The first three games of the season provided a mixed bag of outcomes for the Brooklyn Nets, ranging from a blowout in Milwaukee, an impressive game-ending run to win in Philadelphia and a complete collapse in the second half of their home opener against the Charlotte Hornets.
The Nets responded nicely Monday against the Washington Wizards with their most complete showing of the young season and hope to follow it up with another strong outing Wednesday night when they host the Miami Heat, who are among the league’s top defenses in the early going.
Brooklyn is facing the Heat after getting a 104-90 win in a game where they led by 18 after the first quarter and 25 early in the second quarter and were never seriously threatened. That occurred a day after they were outscored 61-37 following halftime in a 16-point loss to the Hornets.
“It was a great response from the Charlotte game, second half of Charlotte,” coach Steve Nash said. “We had a great start, which is a response in itself and something we’ve suffered from, poor starts. The guys responded.”
The response included scoring 38 points in the first quarter after being outscored by a combined 14 points in first quarters previously. The Nets held the Wizards to 34.7 percent from the field after allowing at least 45.7 percent in the first three games.

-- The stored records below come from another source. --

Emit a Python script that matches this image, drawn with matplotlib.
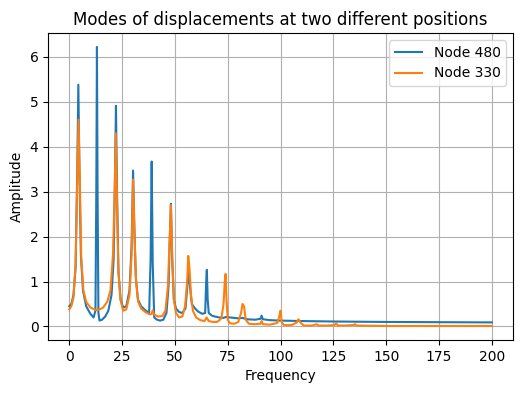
import numpy as np
import matplotlib
matplotlib.use("Agg")
import matplotlib.pyplot as plt

# Node 480 (blue) spectrum
freq_480 = [0, 1, 2, 3, 3.8, 4.3, 4.8, 5.5, 6.5, 8, 10, 11.5, 12.4, 12.8, 13.1, 13.4, 13.8,
            14.3, 15.5, 17, 18.5, 20, 21, 21.7, 22.1, 22.6, 23.3, 24.3, 25.5, 27, 28.5,
            29.5, 30.2, 30.8, 31.5, 32.5, 34, 36, 37.8, 38.5, 39.0, 39.5, 40.2, 41.5, 43,
            44.5, 46, 47, 47.6, 48.1, 48.7, 49.5, 50.5, 52, 53.5, 55, 55.8, 56.5, 57.2,
            58, 59.5, 61, 63, 64.3, 64.8, 65.1, 65.5, 66, 67.5, 69, 71, 73, 74, 76, 78,
            80, 82, 84, 88, 90.5, 91, 91.6, 95, 100, 110, 125, 150, 175, 200]
amp_480 = [0.45, 0.5, 0.7, 1.3, 3.5, 5.38, 3.5, 1.6, 0.8, 0.45, 0.28, 0.2, 0.35, 3.0, 6.22, 3.0, 0.3,
           0.13, 0.15, 0.22, 0.35, 0.7, 1.5, 3.5, 4.91, 3.0, 1.2, 0.6, 0.42, 0.45, 0.8,
           1.8, 3.47, 2.2, 1.1, 0.6, 0.45, 0.36, 0.3, 1.5, 3.67, 1.4, 0.2, 0.15, 0.13,
           0.15, 0.3, 0.9, 2.0, 2.73, 1.5, 0.6, 0.4, 0.32, 0.3, 0.4, 0.85, 1.28, 0.85,
           0.5, 0.4, 0.33, 0.28, 0.3, 1.0, 1.26, 0.6, 0.3, 0.24, 0.22, 0.2, 0.19, 0.21, 0.2, 0.19,
           0.18, 0.19, 0.16, 0.15, 0.17, 0.24, 0.16, 0.14, 0.13, 0.12, 0.11, 0.1, 0.095, 0.09]

# Node 330 (orange) spectrum
freq_330 = [0, 1, 2, 3, 3.8, 4.4, 5, 5.7, 6.7, 8, 10, 12, 13, 14.5, 16, 18, 19.5, 20.7,
            21.5, 22, 22.5, 23.2, 24.2, 25.5, 27, 28.5, 29.5, 30.2, 30.9, 31.6, 32.6, 34,
            36, 38, 39, 39.5, 40, 42, 44, 45.5, 46.7, 47.5, 48.1, 48.7, 49.5, 50.5, 52,
            53.5, 54.8, 55.8, 56.3, 56.9, 57.6, 58.5, 60, 62, 64, 65, 66, 68, 70, 72, 73,
            73.6, 74, 74.4, 75, 76, 78, 80, 81.3, 82, 82.7, 83.5, 85, 88, 90.5, 91, 91.6,
            95, 98.5, 99.5, 100, 100.5, 101.5, 105, 107.5, 108.5, 109.5, 111, 115, 117,
            118, 122, 125.5, 126.3, 127, 130, 134.5, 135.2, 136, 150, 175, 200]
amp_330 = [0.38, 0.45, 0.65, 1.4, 3.3, 4.6, 3.2, 1.5, 0.8, 0.55, 0.42, 0.38, 0.37, 0.38, 0.42, 0.55, 0.8, 1.6,
           3.0, 4.3, 3.0, 1.3, 0.6, 0.35, 0.38, 0.7, 1.6, 3.27, 2.0, 1.0, 0.55, 0.4,
           0.32, 0.27, 0.28, 0.36, 0.27, 0.22, 0.23, 0.35, 0.9, 1.9, 2.7, 1.6, 0.6, 0.3, 0.2,
           0.22, 0.45, 1.0, 1.57, 1.3, 0.7, 0.35, 0.2, 0.14, 0.12, 0.2, 0.12, 0.1, 0.1, 0.18, 0.5,
           1.0, 1.17, 0.6, 0.15, 0.07, 0.06, 0.1, 0.3, 0.5, 0.45, 0.15, 0.06, 0.05, 0.06, 0.12, 0.05,
           0.04, 0.08, 0.25, 0.35, 0.1, 0.03, 0.03, 0.08, 0.16, 0.08, 0.02, 0.02, 0.05,
           0.02, 0.02, 0.03, 0.07, 0.02, 0.02, 0.03, 0.05, 0.02, 0.01, 0.01, 0.01]

fig, ax = plt.subplots(figsize=(5.23, 3.93), dpi=100)
fig.subplots_adjust(left=0.092, right=0.981, top=0.916, bottom=0.135)
ax.plot(freq_480, amp_480, label="Node 480")
ax.plot(freq_330, amp_330, label="Node 330")
ax.set_title("Modes of displacements at two different positions")
ax.set_xlabel("Frequency")
ax.set_ylabel("Amplitude")
ax.grid(True)
ax.legend(loc="upper right")
fig.savefig("out.png", dpi=100)
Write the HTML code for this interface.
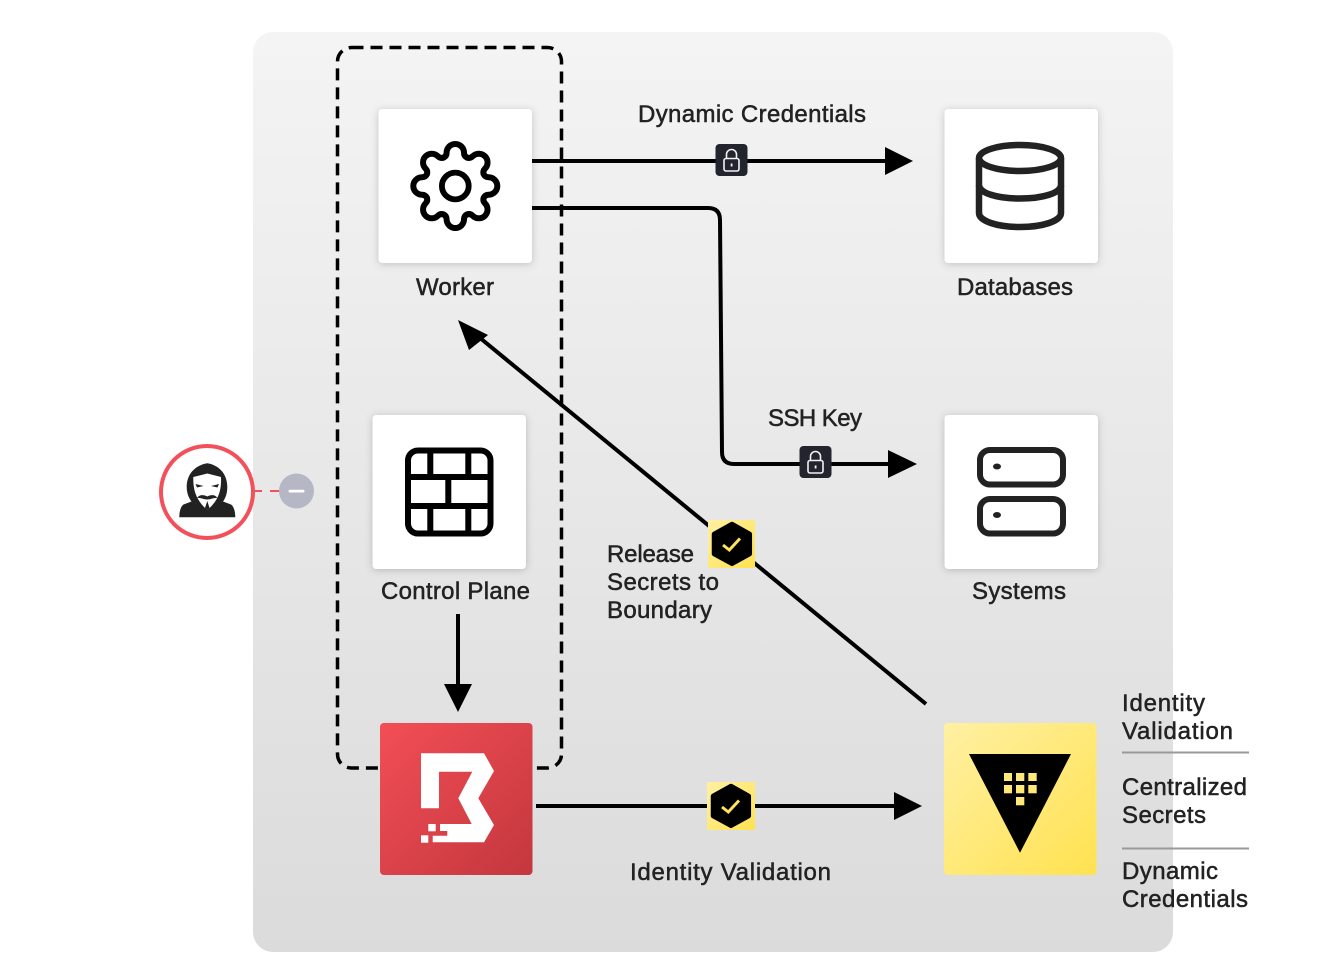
<!DOCTYPE html>
<html><head><meta charset="utf-8"><style>
html,body{margin:0;padding:0;background:#fff}
svg{display:block}
text{font-family:"Liberation Sans",sans-serif;font-size:24px;fill:#222;stroke:#222;stroke-width:.5px}
</style></head><body>
<svg width="1344" height="960" viewBox="0 0 1344 960" xmlns="http://www.w3.org/2000/svg">
<defs>
<linearGradient id="bg" x1="0" y1="0" x2="0" y2="1"><stop offset="0" stop-color="#f4f4f4"/><stop offset="1" stop-color="#dbdbdb"/></linearGradient>
<linearGradient id="red" x1="0" y1="0" x2="1" y2="1"><stop offset="0" stop-color="#f34e56"/><stop offset="1" stop-color="#c3373d"/></linearGradient>
<linearGradient id="yel" x1="0" y1="0" x2="1" y2="1"><stop offset="0" stop-color="#fff0a3"/><stop offset="1" stop-color="#ffe250"/></linearGradient>
<filter id="sh" x="-15%" y="-15%" width="130%" height="130%"><feDropShadow dx="0" dy="1" stdDeviation="4" flood-color="#000" flood-opacity=".2"/></filter>
<path id="tooth" d="M-11.8 -28.400Q-8.700 -29.800 -8.700 -33.300A8.700 8.700 0 0 1 8.700 -33.300Q8.700 -29.800 11.800 -28.400" fill="none" stroke="#000" stroke-width="6" stroke-linecap="round"/>
</defs>

<rect x="253" y="32" width="920" height="920" rx="20" fill="url(#bg)"/>

<rect x="337.500" y="47.500" width="224" height="720.500" rx="14" fill="none" stroke="#000" stroke-width="3.500" stroke-dasharray="12 7"/>

<!-- connectors -->
<g fill="none" stroke="#000" stroke-width="4">
<path d="M532 161H888"/>
<path d="M532 208H708Q720 208 720 220L722 452Q722 464 734 464H890"/>
<path d="M926 704L474 333"/>
<path d="M458 614V686"/>
<path d="M536 806H896"/>
</g>
<g fill="#000">
<path d="M885 147L913 161L885 175Z"/>
<path d="M888 450L917 464L888 478Z"/>
<path d="M458 320L488 335L469 350Z"/>
<path d="M444 684H472L458 712Z"/>
<path d="M894 792L922 806L894 820Z"/>
</g>

<!-- cards -->
<g fill="#fff" filter="url(#sh)">
<rect x="378.500" y="109" width="153.500" height="154" rx="4"/>
<rect x="372.500" y="415" width="153.500" height="154" rx="4"/>
<rect x="944.500" y="109" width="153.500" height="154" rx="4"/>
<rect x="944.500" y="415" width="153.500" height="154" rx="4"/>
</g>

<!-- gear -->
<g transform="translate(455.300 186)">
<use href="#tooth"/><use href="#tooth" transform="rotate(45)"/><use href="#tooth" transform="rotate(90)"/><use href="#tooth" transform="rotate(135)"/><use href="#tooth" transform="rotate(180)"/><use href="#tooth" transform="rotate(225)"/><use href="#tooth" transform="rotate(270)"/><use href="#tooth" transform="rotate(315)"/>
<circle r="13.400" fill="none" stroke="#000" stroke-width="5.800"/>
</g>

<!-- firewall -->
<g fill="none" stroke="#000" stroke-width="6">
<rect x="408" y="450.500" width="82.500" height="83" rx="10"/>
<path d="M408 477H490M408 506H490M430.300 450V477M468.300 450V477M448.300 477V506M430.300 506V533M468.300 506V533"/>
</g>

<!-- database -->
<g fill="none" stroke="#222" stroke-width="6.500">
<ellipse cx="1020" cy="158" rx="41" ry="13"/>
<path d="M979 158V213C979 221 997 227 1020 227C1043 227 1061 221 1061 213V158"/>
<path d="M979 185C979 193 997 198.500 1020 198.500C1043 198.500 1061 193 1061 185"/>
</g>

<!-- systems -->
<g fill="none" stroke="#222" stroke-width="6">
<rect x="980" y="450" width="83" height="34.500" rx="10"/>
<rect x="980" y="499" width="83" height="34.500" rx="10"/>
</g>
<ellipse cx="997" cy="466.500" rx="4" ry="3" fill="#222"/>
<ellipse cx="997" cy="515" rx="4" ry="3" fill="#222"/>

<!-- boundary -->
<rect x="380" y="723" width="152.500" height="152" rx="4" fill="url(#red)"/>
<path fill="#fff" d="M421 753.300H484L494 771L478.300 798.300L494 825L484 842.300H432.700V835.700H447.300V831H440V824H471.700L458.300 798.300L472.300 771.700H439V808.300H421Z"/>
<rect x="428.300" y="824" width="7.400" height="7.300" fill="#fff"/>
<rect x="421" y="835.300" width="7.300" height="7.400" fill="#fff"/>

<!-- vault -->
<rect x="944" y="723" width="152.500" height="152" rx="4" fill="url(#yel)"/>
<path d="M969 754H1071L1020 852.700Z" fill="#000"/>
<g fill="#ffe77a">
<rect x="1004" y="773" width="8" height="8"/><rect x="1016" y="773" width="8.300" height="8"/><rect x="1028.300" y="773" width="8.400" height="8"/>
<rect x="1004" y="785" width="8" height="8.300"/><rect x="1016" y="785" width="8.300" height="8.300"/><rect x="1028.300" y="785" width="8.400" height="8.300"/>
<rect x="1016" y="797" width="8.300" height="8.300"/>
</g>

<!-- locks -->
<g>
<rect x="715.500" y="144" width="32" height="32" rx="4" fill="#22242e"/>
<rect x="724" y="158.500" width="15" height="12.500" rx="2" fill="none" stroke="#f2f2f2" stroke-width="1.600"/>
<path d="M726.500 158.500V154.500a5 5 0 0 1 10 0V158.500" fill="none" stroke="#f2f2f2" stroke-width="1.600"/>
<rect x="730.700" y="163.500" width="1.800" height="3" fill="#f2f2f2"/>
</g>
<g transform="translate(84 302)">
<rect x="715.500" y="144" width="32" height="32" rx="4" fill="#22242e"/>
<rect x="724" y="158.500" width="15" height="12.500" rx="2" fill="none" stroke="#f2f2f2" stroke-width="1.600"/>
<path d="M726.500 158.500V154.500a5 5 0 0 1 10 0V158.500" fill="none" stroke="#f2f2f2" stroke-width="1.600"/>
<rect x="730.700" y="163.500" width="1.800" height="3" fill="#f2f2f2"/>
</g>

<!-- badges -->
<g>
<rect x="708" y="520" width="47" height="48" fill="url(#yel)"/>
<path d="M732 524L749.800 534V554L732 563.800L714 554V534Z" fill="#000" stroke="#000" stroke-width="4.500" stroke-linejoin="round"/>
<path d="M723 545L729.300 550L740 538.500" fill="none" stroke="#ffe35c" stroke-width="3"/>
</g>
<g>
<rect x="707" y="782" width="48" height="48" fill="url(#yel)"/>
<path d="M731 786L748.800 796V816L731 825.800L713 816V796Z" fill="#000" stroke="#000" stroke-width="4.500" stroke-linejoin="round"/>
<path d="M722 807L728.300 812L739 800.500" fill="none" stroke="#ffe35c" stroke-width="3"/>
</g>

<!-- attacker -->
<path d="M254 491H262M270 491H280" stroke="#f2505a" stroke-width="2" fill="none"/>
<circle cx="207" cy="492" r="46" fill="#fff" stroke="#f2505a" stroke-width="4"/>
<circle cx="296.500" cy="491" r="17.500" fill="#b5b7c5"/>
<rect x="288.500" y="489.700" width="16" height="2.800" rx="1.400" fill="#fff"/>
<path fill="#222" d="M207.300 463.300C218 465 227.300 473 227.300 487C227.300 494 225 499 223 501.500L231 504.500C233.500 506 235.300 511 235.300 517.300H179.300C179.300 511 181 506 183.500 504.500L191.500 501.500C189.500 499 186.700 494 186.700 487C186.700 473 196.500 465 207.300 463.300Z"/>
<path fill="#fff" d="M193.300 477C198 476 203 474.500 207.300 473.500C212 474.500 216.500 476 221 477C221.500 490 219 500 207.300 510C196 500 193 490 193.300 477Z"/>
<path fill="#222" d="M195.500 484L203.500 486L197 487.500ZM219 484L211 486L217.500 487.500ZM197 498C200 494 204 495 207.300 496.500C210.500 495 214.500 494 217.500 498C214 497.500 211 499.500 207.300 499.500C203.500 499.500 200.500 497.500 197 498ZM207.300 501L209.500 508L207.300 510L205 508Z"/>

<!-- labels -->
<text x="638" y="122" textLength="228">Dynamic Credentials</text>
<text x="416" y="295" textLength="78">Worker</text>
<text x="957" y="295" textLength="116">Databases</text>
<text x="768" y="426" textLength="94">SSH Key</text>
<text x="381" y="599" textLength="149">Control Plane</text>
<text x="972" y="599" textLength="94">Systems</text>
<text x="607" y="562" textLength="87">Release</text>
<text x="607" y="590" textLength="112">Secrets to</text>
<text x="607" y="618" textLength="105">Boundary</text>
<text x="630" y="880" textLength="201">Identity Validation</text>
<text x="1122" y="711" textLength="83">Identity</text>
<text x="1122" y="739" textLength="111">Validation</text>
<text x="1122" y="795" textLength="125">Centralized</text>
<text x="1122" y="823" textLength="84">Secrets</text>
<text x="1122" y="879" textLength="96">Dynamic</text>
<text x="1122" y="907" textLength="126">Credentials</text>
<path d="M1122 752.500H1249M1122 848.500H1249" stroke="#999" stroke-width="2" fill="none"/>
</svg>
</body></html>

“Just the attitude and effort. They came to play. The competitive spirit was there. The discipline was there,” Nash said. “Defensively our details were good and combative. We got into people and were physical with our defense, and made the extra efforts that I thought were missing (against Charlotte).”
Kevin Durant scored 25 points and is averaging 31 points so far. Patty Mills scored 21 points and is shooting 64 percent (16-of-25) from 3-point range after making five 3-pointers on Monday.
Miami enters its fourth game allowing 95.7 points per game and 39.3 percent shooting, both ranking second-best in the NBA.
The Heat have yet to allow an opponent to score more than 102 points and shoot higher than 40.7 percent. They also have held their first three opponents under 30 percent from 3-point range.
On Monday, Miami rebounded from shooting 38.5 percent in an 11-point loss at Indiana by shooting 47.1 percent in a 107-90 home win over the Orlando Magic. The Heat also allowed Orlando to shoot only 40.7 percent and forced them into missing 32 of 44 3-point tries.
Besides the defense, the Heat are getting stellar showings from Jimmy Butler, Tyler Herro and Bam Adebayo in the early going.
Butler is averaging 25.3 points on 52.8 percent shooting and scored 36 points on 15-of-21 shooting Monday when he scored 10 baskets within 10 feet.
“Jimmy is an elite scorer,” Heat coach Erik Spoelstra said. “He’s also an elite playmaker and he’s an elite defender. He can do a lot of different things.”
Adebayo is averaging 17.7 points and 14 rebounds and has three double-doubles after totaling 16 and 13 boards on Monday.
Herro was held to 13 points Monday but is averaging 23.3 points so far after averaging 15.1 last season.
Brooklyn won two of three meetings last season. The Nets won the first two meetings at home Jan. 23 and 25 before Adebayo hit the game-winning jumper at the buzzer for a 109-107 win in Miami on April 18.